I went to church this Sunday (it was a tossup as my youngest daughter was sick and one of us needed to stay home) and we had Communion. As I was praying and waiting for us to take the bread together, I put my nose against my hunk (I tear off big pieces because it’s sooooo tasty, is that wrong?) and inhaled. That yeasty, sweet aroma filled not just my nose, but my whole head. It said “HOME.” The bread is made with love by someone in our church. No broken saltines or wafers fabricated in a Christian Factory somewhere in this joint.
I remember coming home after a hard day of playing in the snow. I’d be soaked through and numb from the chill. A fire would be lit and maybe the Christmas tree would be up. Dad might have a pot of chili on or Mom might be baking cookies (I had a dysfunctional family but we had our moments of domestic bliss). I would put on some dry clothes and snag some hot chocolate (the powdered stuff, not as good but as part of Home as Kraft M&C Dinners) and I would be home. The sting of snowballs leaving my face in the warmth of the hearth at the same rate that the light outside dimmed.
I remember a harrowing adventure as a Boy Scout. We awoke to find our campsite flooding. We ran to the cars that had brought our food in (we hiked but no one expected ten year olds to pack all of the food for a weekend on our backs) and some of us jumped in the back of an El Camino that my Scout Master had. The tailgate was open and we clung to its bed for dear life hoping not to slide out as it tried to navigate the steep, muddy hill leading us out, screaming in fear and exhilaration. We were never in any danger, but home never felt so good.
I have long days here at work, mostly the ones that are slow, and I come home to children screaming “Daddy!” and a wife who looks glad to have her man home. Someone to help corral the kids, wash dishes, and make her feel as special as she is. The chaos, with an undercurrent of classical music and potpourri, is home, my home, mine to help make or break.

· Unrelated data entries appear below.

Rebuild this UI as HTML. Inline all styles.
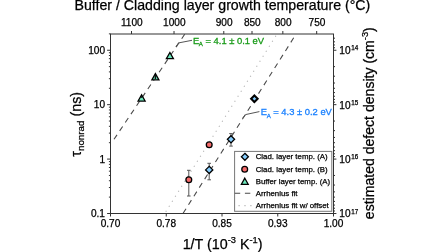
<!DOCTYPE html><html><head><meta charset="utf-8"><style>html,body{margin:0;padding:0;background:#fff}svg{display:block}</style></head><body><svg width="448" height="252" viewBox="0 0 448 252" font-family="'Liberation Sans', Arial, sans-serif">
<rect width="448" height="252" fill="#fff"/>
<clipPath id="c"><rect x="110.5" y="34.0" width="223.0" height="179.5"/></clipPath>
<g clip-path="url(#c)" fill="none">
<line x1="114" y1="139.3" x2="184.9" y2="34" stroke="#4a4a4a" stroke-width="1.1" stroke-dasharray="5.4 4.7"/>
<line x1="296.1" y1="34" x2="183.0" y2="213.5" stroke="#4a4a4a" stroke-width="1.1" stroke-dasharray="5.4 4.7" stroke-dashoffset="-4.5"/>
<line x1="164.7" y1="213.5" x2="277" y2="34" stroke="#b4b4b4" stroke-width="1.1" stroke-dasharray="1.2 4.7" stroke-dashoffset="-2"/>
</g>
<rect x="110.5" y="34.0" width="223.0" height="179.5" fill="none" stroke="#333" stroke-width="1"/>
<path d="M131.50 34.0v-3 M174.02 34.0v-3 M223.79 34.0v-3 M252.00 34.0v-3 M282.83 34.0v-3 M316.68 34.0v-3 M110.50 213.5v3 M166.25 213.5v3 M222.00 213.5v3 M277.75 213.5v3 M333.50 213.5v3 M110.5 213.50h-3.4 M110.5 197.12h-1.6 M110.5 187.54h-1.6 M110.5 180.74h-1.6 M110.5 175.46h-1.6 M110.5 171.16h-1.6 M110.5 167.51h-1.6 M110.5 164.36h-1.6 M110.5 161.57h-1.6 M110.5 159.08h-3.4 M110.5 142.70h-1.6 M110.5 133.12h-1.6 M110.5 126.32h-1.6 M110.5 121.05h-1.6 M110.5 116.74h-1.6 M110.5 113.10h-1.6 M110.5 109.94h-1.6 M110.5 107.16h-1.6 M110.5 104.67h-3.4 M110.5 88.29h-1.6 M110.5 78.70h-1.6 M110.5 71.90h-1.6 M110.5 66.63h-1.6 M110.5 62.32h-1.6 M110.5 58.68h-1.6 M110.5 55.52h-1.6 M110.5 52.74h-1.6 M110.5 50.25h-3.4 M110.5 33.87h-1.6 M333.5 38.18h1.5 M333.5 41.82h1.5 M333.5 44.98h1.5 M333.5 47.76h1.5 M333.5 50.25h2.9 M333.5 66.63h1.5 M333.5 76.21h1.5 M333.5 83.01h1.5 M333.5 88.29h1.5 M333.5 92.59h1.5 M333.5 96.24h1.5 M333.5 99.39h1.5 M333.5 102.18h1.5 M333.5 104.67h2.9 M333.5 121.05h1.5 M333.5 130.63h1.5 M333.5 137.43h1.5 M333.5 142.70h1.5 M333.5 147.01h1.5 M333.5 150.65h1.5 M333.5 153.81h1.5 M333.5 156.59h1.5 M333.5 159.08h2.9 M333.5 175.46h1.5 M333.5 185.05h1.5 M333.5 191.85h1.5 M333.5 197.12h1.5 M333.5 201.43h1.5 M333.5 205.07h1.5 M333.5 208.23h1.5 M333.5 211.01h1.5 M333.5 213.50h2.9" stroke="#333" stroke-width="1" fill="none"/>
<g font-size="10.1" fill="#000" stroke="#000" stroke-width="0.25">
<text x="131.80" y="26.1" text-anchor="middle">1100</text>
<text x="174.32" y="26.1" text-anchor="middle">1000</text>
<text x="224.09" y="26.1" text-anchor="middle">900</text>
<text x="252.30" y="26.1" text-anchor="middle">850</text>
<text x="283.13" y="26.1" text-anchor="middle">800</text>
<text x="316.98" y="26.1" text-anchor="middle">750</text>
<text x="110.50" y="227.4" text-anchor="middle">0.70</text>
<text x="166.25" y="227.4" text-anchor="middle">0.78</text>
<text x="222.00" y="227.4" text-anchor="middle">0.85</text>
<text x="277.75" y="227.4" text-anchor="middle">0.93</text>
<text x="333.50" y="227.4" text-anchor="middle">1.00</text>
<text x="105" y="54.05" text-anchor="end">100</text>
<text x="105" y="108.47" text-anchor="end">10</text>
<text x="105" y="162.88" text-anchor="end">1</text>
<text x="105" y="217.30" text-anchor="end">0.1</text>
<text x="339.3" y="54.15">10<tspan font-size="6.3" dx="0.6" dy="-3.9">14</tspan></text>
<text x="339.3" y="108.57">10<tspan font-size="6.3" dx="0.6" dy="-3.9">15</tspan></text>
<text x="339.3" y="162.98">10<tspan font-size="6.3" dx="0.6" dy="-3.9">16</tspan></text>
<text x="339.3" y="217.40">10<tspan font-size="6.3" dx="0.6" dy="-3.9">17</tspan></text>
</g>
<text x="222.4" y="10.3" font-size="14.17" text-anchor="middle" fill="#000" stroke="#000" stroke-width="0.25">Buffer / Cladding layer growth temperature (°C)</text>
<text x="222.6" y="248.5" font-size="14.3" text-anchor="middle" fill="#000" stroke="#000" stroke-width="0.25">1/T (10<tspan font-size="9.3" dy="-5.5">-3</tspan><tspan dy="5.5"> K</tspan><tspan font-size="9.3" dy="-5.5">-1</tspan><tspan dy="5.5">)</tspan></text>
<text transform="translate(81.3 124.3) rotate(-90)" font-size="14.3" text-anchor="middle" fill="#000" stroke="#000" stroke-width="0.25">τ<tspan font-size="9.8" dy="3">nonrad</tspan><tspan dy="-3"> (ns)</tspan></text>
<text transform="translate(374.3 123.2) rotate(-90)" font-size="14.07" text-anchor="middle" fill="#000" stroke="#000" stroke-width="0.25">estimated defect density (cm<tspan font-size="9.3" dy="-6.3">-3</tspan><tspan dy="6.3">)</tspan></text>
<path d="M188.8 170.3V196M187.0 170.3h3.6M187.0 196h3.6" stroke="#555" stroke-width="1" fill="none"/>
<path d="M209.2 163.3V179.8M207.39999999999998 163.3h3.6M207.39999999999998 179.8h3.6" stroke="#555" stroke-width="1" fill="none"/>
<path d="M231 133.6V146.1M229.2 133.6h3.6M229.2 146.1h3.6" stroke="#555" stroke-width="1" fill="none"/>
<path d="M141.6 94.85L145.1 101.05H138.1Z" fill="#6ee8bc" stroke="#000" stroke-width="1.3" stroke-linejoin="miter"/>
<path d="M141.6 96.24999999999999v1.6" stroke="#111" stroke-width="1.4"/>
<path d="M155.4 73.64999999999999L158.9 79.85H151.9Z" fill="#6ee8bc" stroke="#000" stroke-width="1.3" stroke-linejoin="miter"/>
<path d="M155.4 75.04999999999998v4" stroke="#111" stroke-width="1.4"/>
<path d="M169.9 52.45L173.4 58.65H166.4Z" fill="#6ee8bc" stroke="#000" stroke-width="1.3" stroke-linejoin="miter"/>
<path d="M209.2 166.3L212.79999999999998 169.9L209.2 173.5L205.6 169.9Z" fill="#86ccfc" stroke="#000" stroke-width="1.3"/>
<path d="M231 135.70000000000002L234.6 139.3L231 142.9L227.4 139.3Z" fill="#86ccfc" stroke="#000" stroke-width="1.3"/>
<path d="M254.4 95.45L257.7 98.75L254.4 102.05L251.1 98.75Z" fill="#86ccfc" stroke="#000" stroke-width="2.0"/>
<circle cx="188.8" cy="179.8" r="2.9" fill="#f46a6a" stroke="#000" stroke-width="1.3"/>
<circle cx="209.2" cy="144.8" r="2.9" fill="#f46a6a" stroke="#000" stroke-width="1.3"/>
<text x="192.9" y="43.5" font-size="9.4" fill="#189a18" stroke="#189a18" stroke-width="0.3">E<tspan font-size="6.0" dx="-0.3" dy="2.7">A</tspan><tspan dy="-2.7"> = 4.1 ± 0.1 eV</tspan></text>
<text x="260.7" y="114.8" font-size="9.4" fill="#1a80ff" stroke="#1a80ff" stroke-width="0.3">E<tspan font-size="6.0" dx="-0.3" dy="2.7">A</tspan><tspan dy="-2.7"> = 4.3 ± 0.2 eV</tspan></text>
<path d="M176 46.4L178.7 42.9L192 40.3" stroke="#555" fill="none"/>
<path d="M242.8 117.9L245.5 114.6L259.4 111.6" stroke="#555" fill="none"/>
<rect x="234.6" y="151.4" width="97.2" height="59.9" fill="#fff" stroke="#777" stroke-width="1"/>
<path d="M244.9 153.3L248.4 156.8L244.9 160.3L241.4 156.8Z" fill="#86ccfc" stroke="#000" stroke-width="1.3"/>
<circle cx="244.7" cy="169.2" r="2.9" fill="#f46a6a" stroke="#000" stroke-width="1.3"/>
<path d="M244.8 178.20000000000002L248.20000000000002 184.3H241.4Z" fill="#6ee8bc" stroke="#000" stroke-width="1.3" stroke-linejoin="miter"/>
<line x1="234.8" y1="193.2" x2="251.5" y2="193.2" stroke="#4a4a4a" stroke-width="1.1" stroke-dasharray="5.4 4.7"/>
<line x1="236.5" y1="205.6" x2="251.5" y2="205.6" stroke="#b4b4b4" stroke-width="1.1" stroke-dasharray="1.2 4.7" stroke-dashoffset="-2"/>
<g font-size="7.85" fill="#000" stroke="#000" stroke-width="0.25">
<text x="255.7" y="159.30">Clad. layer temp. (A)</text>
<text x="255.7" y="171.50">Clad. layer temp. (B)</text>
<text x="255.7" y="183.60">Buffer layer temp. (A)</text>
<text x="255.7" y="195.70">Arrhenius fit</text>
<text x="255.7" y="208.10">Arrhenius fit w/ offset</text>
</g>
</svg></body></html>
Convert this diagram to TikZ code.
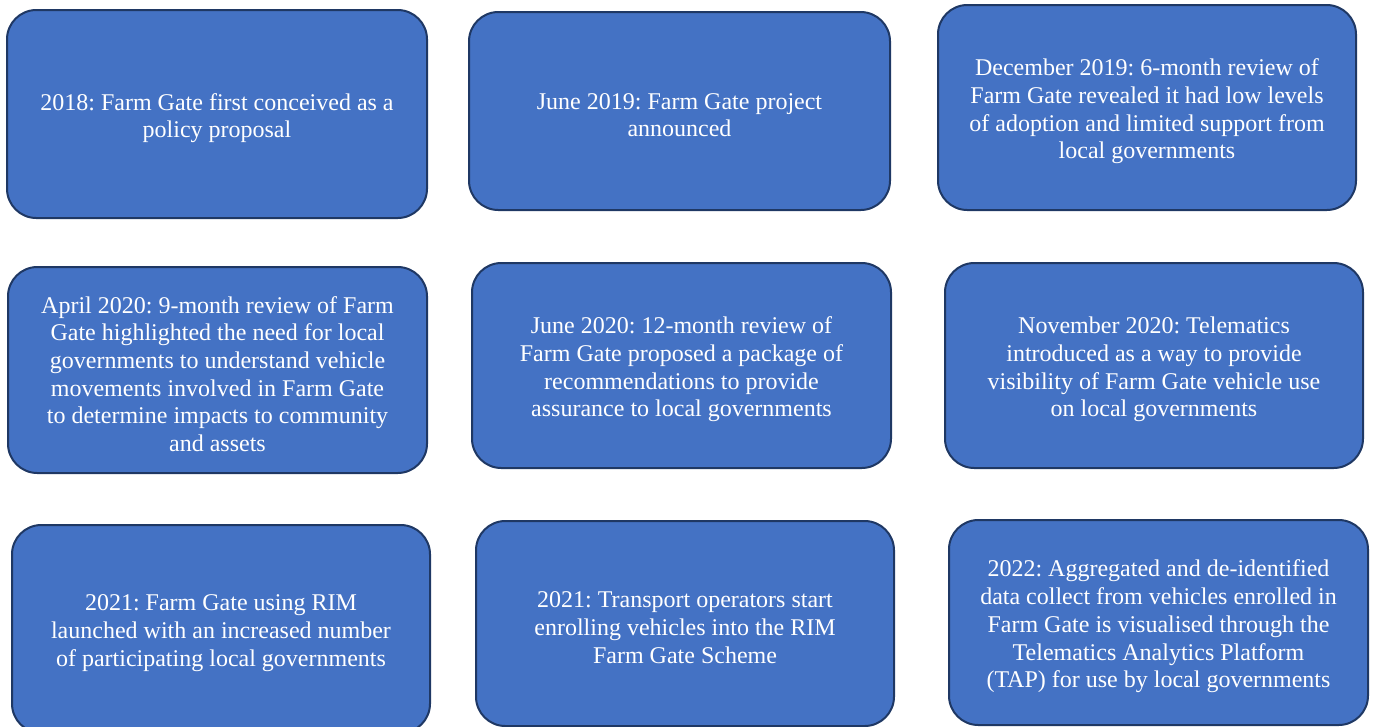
\documentclass[tikz,border=0pt]{standalone}
\usepackage{fontspec}
\setmainfont{LiberationSerif}[Extension=.ttf, UprightFont=*-Regular, BoldFont=*-Bold, ItalicFont=*-Italic, BoldItalicFont=*-BoldItalic]
\frenchspacing
\definecolor{boxfill}{HTML}{4472C4}
\definecolor{boxline}{HTML}{1F3864}
\tikzset{
  tbox/.style={draw=boxline, line width=1.5pt, fill=boxfill, rounded corners=22pt,
    rectangle, inner sep=0pt},
  txt/.style={inner sep=0pt, align=center, text=white,
    font=\fontsize{18}{20.8}\selectfont}
}
\newcommand{\tl}[2]{\node[txt] (t#1) at ([yshift=-3pt]b#1.center) {#2};}
\begin{document}
\begin{tikzpicture}[x=0.75pt,y=-0.75pt]
\useasboundingbox (0,0) rectangle (1375,726);
\node[tbox, minimum width=315pt, minimum height=156pt] (b1) at (217,114) {};
\node[tbox, minimum width=315.75pt, minimum height=148.5pt] (b2) at (679.5,111) {};
\node[tbox, minimum width=313.5pt, minimum height=153.75pt] (b3) at (1147,107.5) {};
\node[tbox, minimum width=314.25pt, minimum height=154.5pt] (b4) at (217.5,370) {};
\node[tbox, minimum width=314.25pt, minimum height=153.75pt] (b5) at (681.5,365.5) {};
\node[tbox, minimum width=313.5pt, minimum height=153.75pt] (b6) at (1154,365.5) {};
\node[tbox, minimum width=313.5pt, minimum height=156pt] (b7) at (221,629) {};
\node[tbox, minimum width=313.5pt, minimum height=153.75pt] (b8) at (685,623.5) {};
\node[tbox, minimum width=314.25pt, minimum height=153.75pt] (b9) at (1158.5,622.5) {};
\tl{1}{2018: Farm Gate first conceived as a\\policy proposal}
\tl{2}{June 2019: Farm Gate project\\announced}
\tl{3}{December 2019: 6-month review of\\Farm Gate revealed it had low levels\\of adoption and limited support from\\local governments}
\tl{4}{April 2020: 9-month review of Farm\\Gate highlighted the need for local\\governments to understand vehicle\\movements involved in Farm Gate\\to determine impacts to community\\and assets}
\tl{5}{June 2020: 12-month review of\\Farm Gate proposed a package of\\recommendations to provide\\assurance to local governments}
\tl{6}{November 2020: Telematics\\introduced as a way to provide\\visibility of Farm Gate vehicle use\\on local governments}
\tl{7}{2021: Farm Gate using RIM\\launched with an increased number\\of participating local governments}
\tl{8}{2021: Transport operators start\\enrolling vehicles into the RIM\\Farm Gate Scheme}
\tl{9}{2022: Aggregated and de-identified\\data collect from vehicles enrolled in\\Farm Gate is visualised through the\\Telematics Analytics Platform\\(TAP) for use by local governments}
\end{tikzpicture}
\end{document}
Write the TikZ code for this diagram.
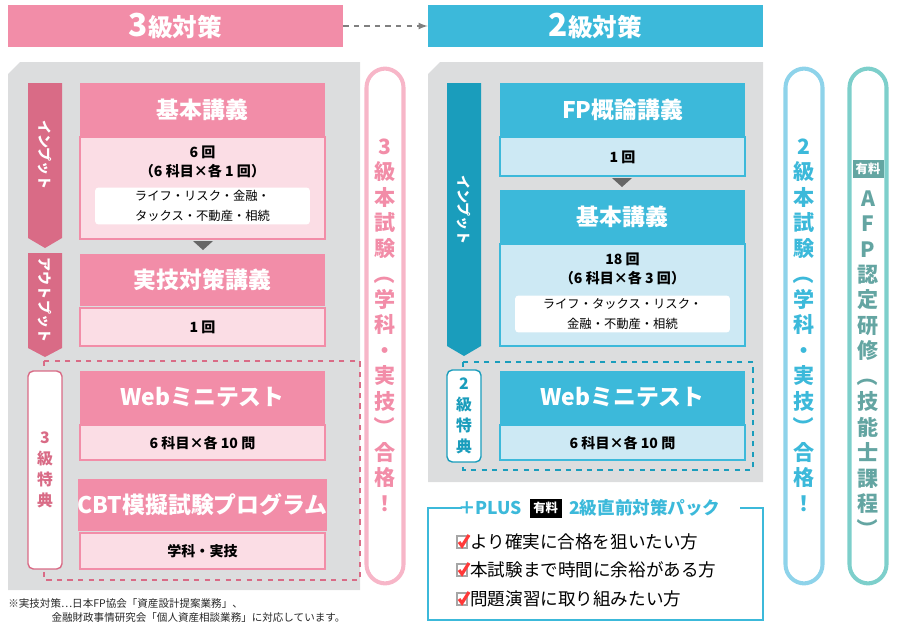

All of this, happy or sad, is home to me, but it’s all a pale shadow. There will come a time when we’ll be part of a home were there is nothing bad to overshadow the good. There will be no divorce. There will be no natural disasters. There will be no arguments, no pain, no doubt. We’ll have a big brother who loves us and a father who has prepared everything for our arrival. There will be a tremendous welcoming dinner. People will break bread together, laughing and singing with joy at being home at last. Home after the longest, hardest run that anyone can imagine. I can’t wait for that day.